Are videogames becoming less challenging?
F ive hours. That's how long the average single player experience lasts in a videogame these days. The frustration, agony and excruciatingly painful gameplay sessions that were once synonymous with the wrist-breaking, fingertip-wrecking pastime are history now, thanks to game mechanics that have been cleverly put in place by game developers at the behest of their overlords, the publishers, so that gamers can run through game after game, month after month. Yes, that sounds tremendously evil, but in reality, it's probably the best thing that has happened to gaming since the invention of the gamepad even if, at some level, it makes the games of today less “hardcore” than those of old. But it's not as simple as it sounds.
Due to technical limitations, game developers of yesteryear were forced to artificially increase the amount of time someone spent on a videogame by making it frighteningly difficult and if possible, impossible to finish. Play Contra: Hard Corps or an arcade game at Blur, for instance, and you'll find that if played flawlessly, it can be finished in 45 minutes, but an average gamer will take a year to finish it because if you die, you have to play it from the beginning. On the other hand, get shot in Modern Warfare 2 and you can simply hide behind a large garbage bin until your health (magically) regenerates and jump right into battle afterwards. Yes, difficulty is “scalable” (i.e. you can choose to play at a harder setting, say “veteran”, for instance), but the average gamer is only going to play it at the game's default difficulty setting and complain about the short campaign length afterwards.

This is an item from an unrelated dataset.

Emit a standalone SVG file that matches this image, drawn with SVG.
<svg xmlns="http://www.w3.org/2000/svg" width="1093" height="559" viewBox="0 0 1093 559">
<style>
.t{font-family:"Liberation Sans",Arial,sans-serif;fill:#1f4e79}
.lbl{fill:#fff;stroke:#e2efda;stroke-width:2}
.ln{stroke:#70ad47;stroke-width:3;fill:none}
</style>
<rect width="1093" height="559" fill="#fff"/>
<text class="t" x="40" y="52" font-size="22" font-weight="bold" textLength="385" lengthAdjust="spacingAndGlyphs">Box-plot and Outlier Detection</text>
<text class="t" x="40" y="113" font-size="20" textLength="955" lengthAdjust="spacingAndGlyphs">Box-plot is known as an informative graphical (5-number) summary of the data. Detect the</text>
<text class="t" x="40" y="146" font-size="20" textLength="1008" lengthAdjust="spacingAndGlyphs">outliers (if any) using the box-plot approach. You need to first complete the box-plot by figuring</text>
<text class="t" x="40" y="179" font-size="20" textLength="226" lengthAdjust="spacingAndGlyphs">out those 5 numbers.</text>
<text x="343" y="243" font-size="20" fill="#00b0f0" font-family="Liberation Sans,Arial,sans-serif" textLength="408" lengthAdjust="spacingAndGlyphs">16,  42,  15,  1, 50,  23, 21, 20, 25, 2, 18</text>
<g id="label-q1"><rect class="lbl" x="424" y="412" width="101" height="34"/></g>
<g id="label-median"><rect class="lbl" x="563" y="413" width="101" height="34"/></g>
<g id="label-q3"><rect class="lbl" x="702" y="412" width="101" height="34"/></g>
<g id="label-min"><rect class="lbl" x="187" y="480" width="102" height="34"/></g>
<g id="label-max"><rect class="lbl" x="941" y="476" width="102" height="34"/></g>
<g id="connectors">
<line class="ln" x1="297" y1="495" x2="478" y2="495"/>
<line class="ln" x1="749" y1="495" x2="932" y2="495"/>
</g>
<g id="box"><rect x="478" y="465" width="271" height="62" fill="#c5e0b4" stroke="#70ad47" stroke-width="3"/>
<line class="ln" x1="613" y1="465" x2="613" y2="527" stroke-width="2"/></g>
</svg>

Many proclaimed the “death” of single player gaming once videogames became multiplayer-centric experiences thanks to great services such as Xbox Live, Playstation Network and most important, staggeringly fast broadband Internet. Multiplayer gaming was no longer a social activity, with gamers sitting by themselves on preposterously comfortable couches in front of gigantic television screens, munching on chips from bags that were about the same size, hitting buttons on their controllers with their greasy fingers whilst bad-mouthing a middle-aged Romanian gentleman halfway across the world over their chat headsets. All of a sudden, there were millions of these gamers, and it made perfect sense for developers to target this highly receptive audience. The five-hour “story” mode was then born, as was the endless multiplayer experience, even if the said experience involved little-to-no human contact. And thanks to casual games and “hardcore” games with scalable difficulty, there are infinitely more gamers today than there were when games were impossible to finish.